Without the pictures, write out all the lines below exactly as they appear.
-----
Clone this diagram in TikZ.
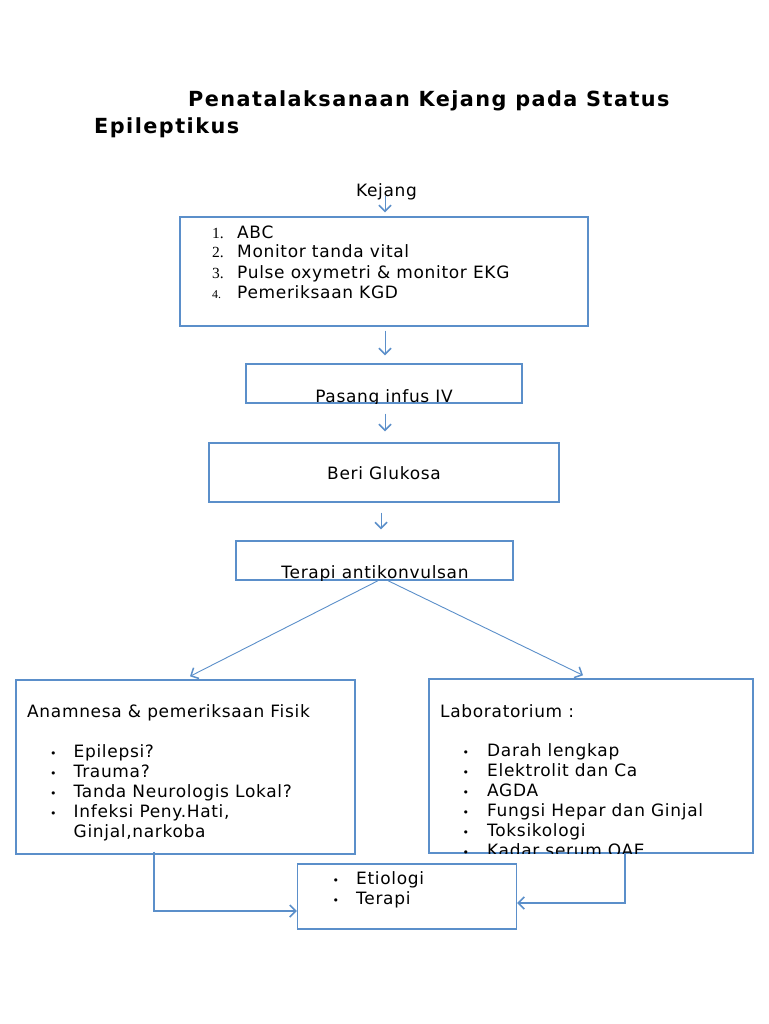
\documentclass[tikz,border=0pt]{standalone}
\usepackage{fontspec}
\setmainfont{DejaVu Sans}[LetterSpace=4]
\newfontfamily\ttlfont{DejaVu Sans}[LetterSpace=7]
\newfontfamily\numfont{Liberation Serif}
\usetikzlibrary{arrows.meta}
\definecolor{bl}{HTML}{5B8FCA}
\begin{document}
\begin{tikzpicture}[x=1pt,y=-1pt,
  box/.style={draw=bl, line width=1.4pt, inner sep=0pt},
  conn/.style={draw=bl, line width=0.9pt, -{Straight Barb[length=6pt,width=12pt,line width=1.5pt]}},
  txt/.style={font=\fontsize{17}{20}\selectfont, inner sep=0pt, anchor=base west},
  ctxt/.style={txt, anchor=base},
  ttl/.style={font=\ttlfont\fontsize{20.8}{27}\selectfont\bfseries, inner sep=0pt, anchor=base west},
  num/.style={font=\numfont\fontsize{15.5}{20}\selectfont, inner sep=0pt, anchor=base west},
  bul/.style={font=\fontsize{11}{20}\selectfont, inner sep=0pt, anchor=base west}]
\useasboundingbox[fill=white] (0,0) rectangle (768,1024);

% title
\node[ttl] (title1) at (188,107) {Penatalaksanaan Kejang pada Status};
\node[ttl] (title2) at (94,134) {Epileptikus};

% boxes
\node[box, minimum width=408, minimum height=109] (b1) at (384,271.5) {};
\node[box, minimum width=276, minimum height=39] (b2) at (384,383.5) {};
\node[box, minimum width=350, minimum height=59] (b3) at (384,472.5) {};
\node[box, minimum width=277, minimum height=39] (b4) at (374.5,560.5) {};
\node[box, minimum width=339, minimum height=174] (b5) at (185.5,767) {};
\node[box, minimum width=324, minimum height=174] (b6) at (591,766) {};
\node[box, minimum width=219, minimum height=65] (b7) at (407,896.5) {};

% Kejang
\node[ctxt] (kej) at (386.5,196.5) {Kejang};

% box 1 list
\node[num] (n1) at (212,238) {1.};
\node[num] (n2) at (212,258) {2.};
\node[num] (n3) at (212,278) {3.};
\node[num, font=\numfont\fontsize{12}{20}\selectfont] (n4) at (212,298) {4.};
\node[txt] (l1) at (237,238) {ABC};
\node[txt] (l2) at (237,258) {Monitor tanda vital};
\node[txt] (l3) at (237,278) {Pulse oxymetri \& monitor EKG};
\node[txt] (l4) at (237,298) {Pemeriksaan KGD};

% clipped single-line boxes
\begin{scope}
\clip ([yshift=0.7pt]b2.south west) rectangle (b2.north east);
\node[ctxt] (t2) at (384,402.5) {Pasang infus IV};
\end{scope}
\node[ctxt] (t3) at (384,479.5) {Beri Glukosa};
\begin{scope}
\clip ([yshift=0.7pt]b4.south west) rectangle (b4.north east);
\node[ctxt] (t4) at (375,578.5) {Terapi antikonvulsan};
\end{scope}

% box 5
\node[txt] (a0) at (27,717.5) {Anamnesa \& pemeriksaan Fisik};
\foreach \y/\t [count=\i] in {757/{Epilepsi?},777/{Trauma?},797/{Tanda Neurologis Lokal?},817/{Infeksi Peny.Hati,}}{
  \node[bul] (ab\i) at (50,\y) {•};
  \node[txt] (a\i) at (73.5,\y) {\t};
}
\node[txt] (a5) at (73.5,837) {Ginjal,narkoba};

% box 6
\begin{scope}
\clip ([yshift=0.7pt]b6.south west) rectangle (b6.north east);
\node[txt] (c0) at (440,717) {Laboratorium :};
\foreach \y/\t [count=\i] in {756/{Darah lengkap},776/{Elektrolit dan Ca},796/{AGDA},816/{Fungsi Hepar dan Ginjal},836/{Toksikologi},856/{Kadar serum OAE}}{
  \node[bul] (cb\i) at (462.5,\y) {•};
  \node[txt] (c\i) at (487,\y) {\t};
}
\end{scope}

% box 7
\node[bul] (eb1) at (332.5,884) {•};
\node[txt] (e1) at (356,884) {Etiologi};
\node[bul] (eb2) at (332.5,904) {•};
\node[txt] (e2) at (356,904) {Terapi};

% connectors
\draw[conn, shorten >=4pt] ([xshift=-1.5pt]kej.base) -- ([xshift=-1.5pt]kej.base |- b1.north);
\draw[conn, shorten <=4pt, shorten >=8pt] ([xshift=1pt]b1.south) -- ([xshift=1pt]b2.north);
\draw[conn, shorten <=10pt, shorten >=11pt] ([xshift=1pt]b2.south) -- ([xshift=1pt]b3.north);
\draw[conn, shorten <=10pt, shorten >=11pt] ([xshift=-3pt]b3.south) -- ([xshift=-3pt]b3.south |- b4.north);
\draw[conn] ([xshift=3.5pt]b4.south) -- ([xshift=4.5pt,yshift=3pt]b5.north);
\draw[conn] ([xshift=13.5pt]b4.south) -- ([xshift=-8pt,yshift=3pt]b6.north);
\draw[conn, line width=1.2pt] ([xshift=-31.5pt,yshift=3pt]b5.south) |- ([yshift=-14.5pt]b7.west);
\draw[conn, line width=1.2pt] ([xshift=34pt,yshift=1pt]b6.south) |- ([yshift=-6.5pt]b7.east);
\end{tikzpicture}
\end{document}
-----
ANSWER TO THE TASK >>
Clone this diagram in TikZ.
\documentclass[tikz,border=0pt]{standalone}
\usepackage{fontspec}
\setmainfont{DejaVu Sans}[LetterSpace=4]
\newfontfamily\ttlfont{DejaVu Sans}[LetterSpace=7]
\newfontfamily\numfont{Liberation Serif}
\usetikzlibrary{arrows.meta}
\definecolor{bl}{HTML}{5B8FCA}
\begin{document}
\begin{tikzpicture}[x=1pt,y=-1pt,
  box/.style={draw=bl, line width=1.4pt, inner sep=0pt},
  conn/.style={draw=bl, line width=0.9pt, -{Straight Barb[length=6pt,width=12pt,line width=1.5pt]}},
  txt/.style={font=\fontsize{17}{20}\selectfont, inner sep=0pt, anchor=base west},
  ctxt/.style={txt, anchor=base},
  ttl/.style={font=\ttlfont\fontsize{20.8}{27}\selectfont\bfseries, inner sep=0pt, anchor=base west},
  num/.style={font=\numfont\fontsize{15.5}{20}\selectfont, inner sep=0pt, anchor=base west},
  bul/.style={font=\fontsize{11}{20}\selectfont, inner sep=0pt, anchor=base west}]
\useasboundingbox[fill=white] (0,0) rectangle (768,1024);

% title
\node[ttl] (title1) at (188,107) {Penatalaksanaan Kejang pada Status};
\node[ttl] (title2) at (94,134) {Epileptikus};

% boxes
\node[box, minimum width=408, minimum height=109] (b1) at (384,271.5) {};
\node[box, minimum width=276, minimum height=39] (b2) at (384,383.5) {};
\node[box, minimum width=350, minimum height=59] (b3) at (384,472.5) {};
\node[box, minimum width=277, minimum height=39] (b4) at (374.5,560.5) {};
\node[box, minimum width=339, minimum height=174] (b5) at (185.5,767) {};
\node[box, minimum width=324, minimum height=174] (b6) at (591,766) {};
\node[box, minimum width=219, minimum height=65] (b7) at (407,896.5) {};

% Kejang
\node[ctxt] (kej) at (386.5,196.5) {Kejang};

% box 1 list
\node[num] (n1) at (212,238) {1.};
\node[num] (n2) at (212,258) {2.};
\node[num] (n3) at (212,278) {3.};
\node[num, font=\numfont\fontsize{12}{20}\selectfont] (n4) at (212,298) {4.};
\node[txt] (l1) at (237,238) {ABC};
\node[txt] (l2) at (237,258) {Monitor tanda vital};
\node[txt] (l3) at (237,278) {Pulse oxymetri \& monitor EKG};
\node[txt] (l4) at (237,298) {Pemeriksaan KGD};

% clipped single-line boxes
\begin{scope}
\clip ([yshift=0.7pt]b2.south west) rectangle (b2.north east);
\node[ctxt] (t2) at (384,402.5) {Pasang infus IV};
\end{scope}
\node[ctxt] (t3) at (384,479.5) {Beri Glukosa};
\begin{scope}
\clip ([yshift=0.7pt]b4.south west) rectangle (b4.north east);
\node[ctxt] (t4) at (375,578.5) {Terapi antikonvulsan};
\end{scope}

% box 5
\node[txt] (a0) at (27,717.5) {Anamnesa \& pemeriksaan Fisik};
\foreach \y/\t [count=\i] in {757/{Epilepsi?},777/{Trauma?},797/{Tanda Neurologis Lokal?},817/{Infeksi Peny.Hati,}}{
  \node[bul] (ab\i) at (50,\y) {•};
  \node[txt] (a\i) at (73.5,\y) {\t};
}
\node[txt] (a5) at (73.5,837) {Ginjal,narkoba};

% box 6
\begin{scope}
\clip ([yshift=0.7pt]b6.south west) rectangle (b6.north east);
\node[txt] (c0) at (440,717) {Laboratorium :};
\foreach \y/\t [count=\i] in {756/{Darah lengkap},776/{Elektrolit dan Ca},796/{AGDA},816/{Fungsi Hepar dan Ginjal},836/{Toksikologi},856/{Kadar serum OAE}}{
  \node[bul] (cb\i) at (462.5,\y) {•};
  \node[txt] (c\i) at (487,\y) {\t};
}
\end{scope}

% box 7
\node[bul] (eb1) at (332.5,884) {•};
\node[txt] (e1) at (356,884) {Etiologi};
\node[bul] (eb2) at (332.5,904) {•};
\node[txt] (e2) at (356,904) {Terapi};

% connectors
\draw[conn, shorten >=4pt] ([xshift=-1.5pt]kej.base) -- ([xshift=-1.5pt]kej.base |- b1.north);
\draw[conn, shorten <=4pt, shorten >=8pt] ([xshift=1pt]b1.south) -- ([xshift=1pt]b2.north);
\draw[conn, shorten <=10pt, shorten >=11pt] ([xshift=1pt]b2.south) -- ([xshift=1pt]b3.north);
\draw[conn, shorten <=10pt, shorten >=11pt] ([xshift=-3pt]b3.south) -- ([xshift=-3pt]b3.south |- b4.north);
\draw[conn] ([xshift=3.5pt]b4.south) -- ([xshift=4.5pt,yshift=3pt]b5.north);
\draw[conn] ([xshift=13.5pt]b4.south) -- ([xshift=-8pt,yshift=3pt]b6.north);
\draw[conn, line width=1.2pt] ([xshift=-31.5pt,yshift=3pt]b5.south) |- ([yshift=-14.5pt]b7.west);
\draw[conn, line width=1.2pt] ([xshift=34pt,yshift=1pt]b6.south) |- ([yshift=-6.5pt]b7.east);
\end{tikzpicture}
\end{document}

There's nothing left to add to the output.